Die Wikinger aus einer neuen Perspektive betrachtet
Die meisten haben zumindest schon einmal von den Wikingern gehört. Für viele sind sie jedoch nicht eine differenziert zu betrachtende Volksgruppe aus Skandinavien, sondern nur die plündernden Horden aus dem hohen Norden. Mit ihnen verbindet man durch Manneskraft geruderte Schiffe und wagemutige Krieger mit geflügelten Helmen auf blonden langen Haaren. Doch diese Attribute sind von außen oktroyiert und zeigen nicht, wie es innerhalb dieser Gemeinschaft wirklich aussah. Neil Price ist Professor für Archäologie und Frühgeschichte an der Universität Uppsala und allgemein anerkannte Koryphäe für die Zeit der Wikinger. Im vorliegenden Buch begibt er sich jetzt in die andere Betrachtungsperspektive - er will quasi von innen, aus der Mitte der Wikinger heraus ihre Gesellschaft mit allen ihren Facetten betrachten. Dafür zieht er neuste Erkenntnisse aus der Feldforschung und aus anderen Bereichen der Archäologie heran.

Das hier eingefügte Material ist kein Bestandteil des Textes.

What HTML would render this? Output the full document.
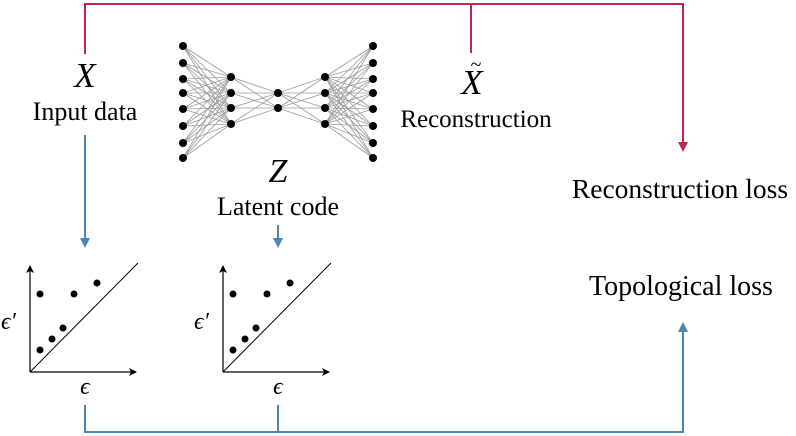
<!DOCTYPE html>
<html><head><meta charset="utf-8"><style>
html,body{margin:0;padding:0;background:#fff;width:796px;height:436px;overflow:hidden}
text{font-family:"Liberation Serif",serif;fill:#000}
</style></head><body>
<svg id="s" width="796" height="436" viewBox="0 0 796 436" xmlns="http://www.w3.org/2000/svg">
<defs>
<marker id="ar" markerWidth="10" markerHeight="10" refX="8" refY="5" orient="auto" markerUnits="userSpaceOnUse"><path d="M0,0 L10,5 L0,10 Z" fill="#c0284a"/></marker>
<marker id="ab" markerWidth="10" markerHeight="10" refX="8" refY="5" orient="auto" markerUnits="userSpaceOnUse"><path d="M0,0 L10,5 L0,10 Z" fill="#4a85b5"/></marker>
<marker id="ak" markerWidth="8" markerHeight="8" refX="7" refY="4" orient="auto" markerUnits="userSpaceOnUse"><path d="M0,0 L8,4 L0,8 L2,4 Z" fill="#000"/></marker>
</defs>
<g id="edges" stroke="#9a9a9a" stroke-width="0.8"></g>
<g id="nodes" fill="#000"></g>
<g stroke="#c0284a" stroke-width="2" fill="none">
<polyline points="85,54 85,4 683,4 683,150" marker-end="url(#ar)"/>
<line x1="471" y1="4" x2="471" y2="53"/>
</g>
<g stroke="#4a85b5" stroke-width="2" fill="none">
<line x1="85" y1="135" x2="85" y2="246" marker-end="url(#ab)"/>
<line x1="278" y1="225" x2="278" y2="246" marker-end="url(#ab)"/>
<polyline points="85,405 85,432 683,432 683,324" marker-end="url(#ab)"/>
<line x1="278" y1="405" x2="278" y2="432"/>
</g>
<g id="plots"></g>
<text x="85" y="87" font-size="35" font-style="italic" text-anchor="middle">X</text>
<text x="85" y="120" font-size="26" text-anchor="middle">Input data</text>
<text x="278" y="182" font-size="34" font-style="italic" text-anchor="middle">Z</text>
<text x="278" y="215" font-size="26" text-anchor="middle">Latent code</text>
<text x="472" y="94" font-size="35" font-style="italic" text-anchor="middle">X</text>
<text x="476" y="71" font-size="20" text-anchor="middle">~</text>
<text x="476" y="127" font-size="25" text-anchor="middle">Reconstruction</text>
<text x="680" y="198" font-size="27.5" text-anchor="middle">Reconstruction loss</text>
<text x="681" y="295" font-size="28" text-anchor="middle">Topological loss</text>
</svg>
<script>
var NS="http://www.w3.org/2000/svg";
function el(p,t,a){var e=document.createElementNS(NS,t);for(var k in a)e.setAttribute(k,a[k]);p.appendChild(e);return e;}
var L=[[183,[46,63,79,93,109,126,143,158]],[231,[77,93,108,124]],[278,[93,108]],[325,[77,93,108,124]],[373,[46,63,79,93,109,126,143,158]]];
var E=document.getElementById('edges'),N=document.getElementById('nodes');
for(var i=0;i<4;i++){var a=L[i],b=L[i+1];a[1].forEach(function(y1){b[1].forEach(function(y2){el(E,'line',{x1:a[0],y1:y1,x2:b[0],y2:y2});});});}
L.forEach(function(l){l[1].forEach(function(y){el(N,'circle',{cx:l[0],cy:y,r:4});});});
var P=document.getElementById('plots');
[0,193].forEach(function(o){
 var g=el(P,'g',{});
 el(g,'line',{x1:30+o,y1:372,x2:30+o,y2:266,stroke:'#000','stroke-width':1.2,'marker-end':'url(#ak)'});
 el(g,'line',{x1:30+o,y1:372,x2:136+o,y2:372,stroke:'#000','stroke-width':1.2,'marker-end':'url(#ak)'});
 el(g,'line',{x1:30+o,y1:372,x2:138+o,y2:263,stroke:'#000','stroke-width':1});
 [[40,294],[74,294],[97,283],[40,350],[52,339],[63,328]].forEach(function(p){el(g,'circle',{cx:p[0]+o,cy:p[1],r:3.5,fill:'#000'});});
 var t=el(g,'text',{x:1+o,y:329,'font-size':24,'font-style':'italic'});t.textContent="\u03F5\u2032";
 var t2=el(g,'text',{x:85+o,y:394,'font-size':24,'font-style':'italic','text-anchor':'middle'});t2.textContent="\u03F5";
});
</script>
</body></html>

Die Wikinger und ihre Welt
Die Zeit der Wikinger beginnt in vielen Publikationen noch heute mit dem Überfall auf die Klosterinsel Lindisfarne im Jahr 793 n. Chr. Natürlich gab es sie schon vorher, doch erst ab diesem Datum treten sie in den Fokus der restlichen Welt. Doch wer waren sie und woher kamen sie? Selbst heute noch können nur wenige Auskunft geben, wer die Wikinger eigentlich wirklich waren. Diese ausgedehnten Wissenslücken werden nun endgültig geschlossen. Price geht in seinem weit über 700 Seiten dicken Buch auf alle Bereiche des Lebens der s.g. Wikinger ein und erklärt vorab vor allem, was man unter ihnen eigentlich korrekt zu verstehen hat. Sie sind nämlich nicht als ein Volksstamm zu sehen, sondern als unterschiedliche skandinavische Ethnien. Sie lebten in allen Gebieten des Nordens – von Island über Dänemark bis zu den heutigen skandinavischen Ländern. Ihr Leben war, wie jede Gemeinschaft, bestimmt durch Hierarchien, Gebräuche, einer Religion, den Totenkult und zahlreichen Mythen. Price beschreibt das alles und zeigt das alltägliche Leben genauso, wie auch die Ausnahmesituationen, wie Tod und Raubzüge. Er vermittelt das Verhältnis zur Macht und zur Gewalt, beschreibt die Götterwelt und zitiert aus ihren Geschichten. Er deckt wirklich jeden Bereich des Lebens ab und untermauert seine Sicht von innen nach außen mit zahlreichen neuen Fakten. Selbst das Ende der Wikinger-Ära wird differenziert betrachtet, denn neben dem aufkommenden Christentum spielten auch Machtverschiebungen und einige andere Faktoren eine ausschlaggebende Rolle.
Spannend zu lesen
Das Buch ist zwar populärwissenschaftlich anzusehen, jedoch enthält es unglaublich viele Details, denn Price geht wirklich auf jede Einzelheit ein. Das macht es vor allem für eine Leserschaft interessant, die nicht nur einen groben Überblick der Materie erhalten will, sondern bereit ist, ganz tief in die Welt der Wikinger einzutauchen. Dabei ist die Lektüre alles andere als trocken, denn der Autor versteht sowohl klar und deutlich als auch extrem spannend zu schreiben. Immer wieder bezieht er Grabungsorte, Funde und neu aufgeworfene Fragen mit ein. Zahlreiche Zeichnungen, Karten und Fotos runden das ganze dazu visuell ab, wobei es davon ruhig mehr hätte geben können - Abbildungen kann man nie zu viele haben. Wer dann immer noch Fragen hat, bekommt mit den fast 70 Seiten Literaturhinweisen eine gute Quelle an die Hand, um tiefer zu graben.
Fazit
Wer sich für die Wikinger interessiert, braucht dieses Buch! Eine allumfassende Betrachtung des Lebens und Wirkens der Menschen aus dem hohen Norden, die so viel mehr waren als plündernde Horden und Flügelhelm tragende Krieger.